EXERCISE DETAILS
Extract the lines from the first line of the records below through the line containing "16, 3, 0, 0]", inclusive, and reproduce them exactly as written.

★ ★ ★ ★

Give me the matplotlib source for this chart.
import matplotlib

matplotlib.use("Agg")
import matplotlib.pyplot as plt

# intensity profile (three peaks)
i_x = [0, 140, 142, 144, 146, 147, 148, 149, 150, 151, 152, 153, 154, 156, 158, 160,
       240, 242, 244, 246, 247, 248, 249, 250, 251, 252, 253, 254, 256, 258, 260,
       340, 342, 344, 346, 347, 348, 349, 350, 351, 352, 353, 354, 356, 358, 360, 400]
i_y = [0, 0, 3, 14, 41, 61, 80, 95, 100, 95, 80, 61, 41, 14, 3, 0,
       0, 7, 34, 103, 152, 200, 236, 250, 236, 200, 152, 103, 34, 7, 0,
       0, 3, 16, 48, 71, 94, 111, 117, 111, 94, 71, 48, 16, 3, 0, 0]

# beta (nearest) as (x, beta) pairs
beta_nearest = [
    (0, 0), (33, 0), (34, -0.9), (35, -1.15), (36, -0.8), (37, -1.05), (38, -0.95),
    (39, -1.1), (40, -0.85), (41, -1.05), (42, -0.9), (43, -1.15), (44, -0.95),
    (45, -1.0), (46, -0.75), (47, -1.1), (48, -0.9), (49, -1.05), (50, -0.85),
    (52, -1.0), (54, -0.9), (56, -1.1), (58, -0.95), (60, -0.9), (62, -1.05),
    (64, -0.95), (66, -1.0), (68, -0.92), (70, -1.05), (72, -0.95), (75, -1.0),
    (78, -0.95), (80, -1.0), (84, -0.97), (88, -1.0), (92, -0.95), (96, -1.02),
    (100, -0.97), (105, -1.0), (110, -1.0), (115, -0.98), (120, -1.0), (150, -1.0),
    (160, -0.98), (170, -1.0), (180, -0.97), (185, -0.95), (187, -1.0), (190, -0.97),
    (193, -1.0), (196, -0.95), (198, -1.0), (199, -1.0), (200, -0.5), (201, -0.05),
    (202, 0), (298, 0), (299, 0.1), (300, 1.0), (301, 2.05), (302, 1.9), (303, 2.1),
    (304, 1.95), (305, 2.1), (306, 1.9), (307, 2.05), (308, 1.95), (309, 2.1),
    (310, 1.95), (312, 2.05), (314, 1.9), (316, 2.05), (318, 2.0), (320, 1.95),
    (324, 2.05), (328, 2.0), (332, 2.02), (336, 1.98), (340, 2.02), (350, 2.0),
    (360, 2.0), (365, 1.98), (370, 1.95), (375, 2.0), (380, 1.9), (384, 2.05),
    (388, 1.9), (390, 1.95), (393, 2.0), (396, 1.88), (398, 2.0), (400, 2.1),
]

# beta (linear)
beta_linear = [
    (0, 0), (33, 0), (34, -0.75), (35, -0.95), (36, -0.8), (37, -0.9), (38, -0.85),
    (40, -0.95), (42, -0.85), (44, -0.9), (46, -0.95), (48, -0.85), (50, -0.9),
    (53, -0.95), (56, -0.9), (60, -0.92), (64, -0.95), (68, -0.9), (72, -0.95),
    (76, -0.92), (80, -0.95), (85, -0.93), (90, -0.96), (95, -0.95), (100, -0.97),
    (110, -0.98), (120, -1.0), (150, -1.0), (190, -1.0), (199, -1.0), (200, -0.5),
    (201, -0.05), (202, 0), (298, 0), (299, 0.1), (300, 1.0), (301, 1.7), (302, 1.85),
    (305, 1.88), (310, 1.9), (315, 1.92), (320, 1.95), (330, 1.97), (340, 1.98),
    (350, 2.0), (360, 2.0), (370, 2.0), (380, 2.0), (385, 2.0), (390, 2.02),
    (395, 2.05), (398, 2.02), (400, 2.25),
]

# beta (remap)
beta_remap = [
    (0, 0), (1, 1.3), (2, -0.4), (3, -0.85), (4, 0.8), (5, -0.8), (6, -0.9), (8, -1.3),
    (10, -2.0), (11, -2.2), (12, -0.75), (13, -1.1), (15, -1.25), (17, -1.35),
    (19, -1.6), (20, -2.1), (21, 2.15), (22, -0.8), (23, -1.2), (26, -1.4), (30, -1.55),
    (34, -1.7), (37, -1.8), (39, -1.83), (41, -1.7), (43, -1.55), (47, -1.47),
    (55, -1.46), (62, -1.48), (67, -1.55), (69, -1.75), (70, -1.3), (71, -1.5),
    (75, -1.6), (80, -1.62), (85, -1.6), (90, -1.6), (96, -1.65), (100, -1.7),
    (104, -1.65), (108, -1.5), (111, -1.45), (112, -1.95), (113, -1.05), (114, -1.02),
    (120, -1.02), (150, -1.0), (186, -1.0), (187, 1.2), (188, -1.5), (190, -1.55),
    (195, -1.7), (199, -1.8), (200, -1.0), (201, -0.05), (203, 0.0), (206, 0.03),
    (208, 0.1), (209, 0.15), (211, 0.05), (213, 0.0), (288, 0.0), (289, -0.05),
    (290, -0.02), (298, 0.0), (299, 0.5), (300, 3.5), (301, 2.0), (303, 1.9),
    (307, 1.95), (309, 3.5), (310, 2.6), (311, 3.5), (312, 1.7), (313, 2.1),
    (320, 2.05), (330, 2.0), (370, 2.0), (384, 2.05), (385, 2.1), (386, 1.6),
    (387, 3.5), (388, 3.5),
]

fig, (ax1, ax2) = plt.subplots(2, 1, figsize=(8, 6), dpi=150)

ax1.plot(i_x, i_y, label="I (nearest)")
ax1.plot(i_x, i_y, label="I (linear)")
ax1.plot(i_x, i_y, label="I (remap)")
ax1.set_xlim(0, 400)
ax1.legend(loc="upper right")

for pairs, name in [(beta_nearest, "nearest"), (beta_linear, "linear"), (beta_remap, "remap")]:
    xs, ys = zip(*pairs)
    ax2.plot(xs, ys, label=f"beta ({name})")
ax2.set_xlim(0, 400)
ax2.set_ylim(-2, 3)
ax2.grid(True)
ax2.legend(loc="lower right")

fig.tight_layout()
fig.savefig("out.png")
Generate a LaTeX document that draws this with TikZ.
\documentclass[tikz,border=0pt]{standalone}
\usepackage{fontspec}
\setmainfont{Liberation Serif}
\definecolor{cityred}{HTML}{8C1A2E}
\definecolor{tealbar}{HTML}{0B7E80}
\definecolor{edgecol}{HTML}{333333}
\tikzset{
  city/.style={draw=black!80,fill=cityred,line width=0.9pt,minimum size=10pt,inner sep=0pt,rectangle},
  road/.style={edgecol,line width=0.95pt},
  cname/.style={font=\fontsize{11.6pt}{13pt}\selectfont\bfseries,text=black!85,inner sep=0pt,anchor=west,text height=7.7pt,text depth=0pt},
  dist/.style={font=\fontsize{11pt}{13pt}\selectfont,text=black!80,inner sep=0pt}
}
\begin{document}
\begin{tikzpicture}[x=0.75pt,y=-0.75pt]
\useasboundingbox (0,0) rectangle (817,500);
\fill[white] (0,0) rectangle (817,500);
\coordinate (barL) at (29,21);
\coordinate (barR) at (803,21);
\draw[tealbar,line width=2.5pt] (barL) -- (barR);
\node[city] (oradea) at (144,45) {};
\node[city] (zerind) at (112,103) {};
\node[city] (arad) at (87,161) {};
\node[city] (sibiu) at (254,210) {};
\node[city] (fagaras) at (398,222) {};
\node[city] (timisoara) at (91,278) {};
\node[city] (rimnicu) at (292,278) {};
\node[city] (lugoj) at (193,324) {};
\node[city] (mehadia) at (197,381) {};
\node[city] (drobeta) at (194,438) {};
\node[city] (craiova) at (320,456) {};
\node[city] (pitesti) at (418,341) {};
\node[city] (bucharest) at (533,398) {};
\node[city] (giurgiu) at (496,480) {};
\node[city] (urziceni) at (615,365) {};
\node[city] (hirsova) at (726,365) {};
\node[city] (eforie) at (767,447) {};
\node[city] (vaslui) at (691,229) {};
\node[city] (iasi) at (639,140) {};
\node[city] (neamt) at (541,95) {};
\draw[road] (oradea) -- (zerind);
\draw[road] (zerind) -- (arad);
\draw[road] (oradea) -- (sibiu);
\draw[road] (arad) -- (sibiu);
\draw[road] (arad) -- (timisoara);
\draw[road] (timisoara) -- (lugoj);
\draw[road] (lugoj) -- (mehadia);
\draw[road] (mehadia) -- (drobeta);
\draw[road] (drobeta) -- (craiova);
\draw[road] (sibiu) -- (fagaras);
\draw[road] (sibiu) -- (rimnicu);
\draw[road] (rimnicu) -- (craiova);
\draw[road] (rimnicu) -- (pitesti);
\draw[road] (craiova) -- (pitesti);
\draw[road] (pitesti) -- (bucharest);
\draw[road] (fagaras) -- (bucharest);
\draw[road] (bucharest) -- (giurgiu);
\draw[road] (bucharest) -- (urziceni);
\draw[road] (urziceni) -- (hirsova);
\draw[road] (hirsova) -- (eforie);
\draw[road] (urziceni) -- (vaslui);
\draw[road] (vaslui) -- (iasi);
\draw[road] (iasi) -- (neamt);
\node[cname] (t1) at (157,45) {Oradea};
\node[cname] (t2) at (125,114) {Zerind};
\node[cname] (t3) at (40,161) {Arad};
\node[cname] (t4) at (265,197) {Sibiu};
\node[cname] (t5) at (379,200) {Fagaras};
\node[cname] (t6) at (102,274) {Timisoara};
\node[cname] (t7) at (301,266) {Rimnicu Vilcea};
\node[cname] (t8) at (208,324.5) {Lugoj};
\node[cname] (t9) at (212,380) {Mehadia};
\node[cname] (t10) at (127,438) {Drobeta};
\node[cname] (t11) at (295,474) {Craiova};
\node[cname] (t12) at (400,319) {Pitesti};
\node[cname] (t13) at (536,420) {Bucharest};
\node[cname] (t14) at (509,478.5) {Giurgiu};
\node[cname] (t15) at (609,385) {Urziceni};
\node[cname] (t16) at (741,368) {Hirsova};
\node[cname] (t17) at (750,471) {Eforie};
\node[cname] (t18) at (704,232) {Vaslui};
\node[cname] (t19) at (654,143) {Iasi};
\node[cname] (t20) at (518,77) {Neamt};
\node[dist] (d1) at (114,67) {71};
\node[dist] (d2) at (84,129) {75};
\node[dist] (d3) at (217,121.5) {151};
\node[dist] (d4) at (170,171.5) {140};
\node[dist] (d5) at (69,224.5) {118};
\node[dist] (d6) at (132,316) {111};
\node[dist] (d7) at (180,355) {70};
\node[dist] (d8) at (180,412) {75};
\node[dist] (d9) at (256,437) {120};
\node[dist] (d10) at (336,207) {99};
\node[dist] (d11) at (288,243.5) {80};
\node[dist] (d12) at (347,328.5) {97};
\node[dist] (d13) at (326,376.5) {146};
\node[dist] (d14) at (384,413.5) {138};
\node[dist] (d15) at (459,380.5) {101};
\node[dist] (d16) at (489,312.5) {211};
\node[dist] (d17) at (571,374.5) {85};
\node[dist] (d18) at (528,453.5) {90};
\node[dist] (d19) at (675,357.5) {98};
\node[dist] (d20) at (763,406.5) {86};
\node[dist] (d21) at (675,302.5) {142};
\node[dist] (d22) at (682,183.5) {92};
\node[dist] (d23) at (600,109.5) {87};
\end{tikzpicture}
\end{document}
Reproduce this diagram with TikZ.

★ ★ ★ ★

FINISHED ANSWER
Give me the matplotlib source for this chart.
import matplotlib

matplotlib.use("Agg")
import matplotlib.pyplot as plt

# intensity profile (three peaks)
i_x = [0, 140, 142, 144, 146, 147, 148, 149, 150, 151, 152, 153, 154, 156, 158, 160,
       240, 242, 244, 246, 247, 248, 249, 250, 251, 252, 253, 254, 256, 258, 260,
       340, 342, 344, 346, 347, 348, 349, 350, 351, 352, 353, 354, 356, 358, 360, 400]
i_y = [0, 0, 3, 14, 41, 61, 80, 95, 100, 95, 80, 61, 41, 14, 3, 0,
       0, 7, 34, 103, 152, 200, 236, 250, 236, 200, 152, 103, 34, 7, 0,
       0, 3, 16, 48, 71, 94, 111, 117, 111, 94, 71, 48, 16, 3, 0, 0]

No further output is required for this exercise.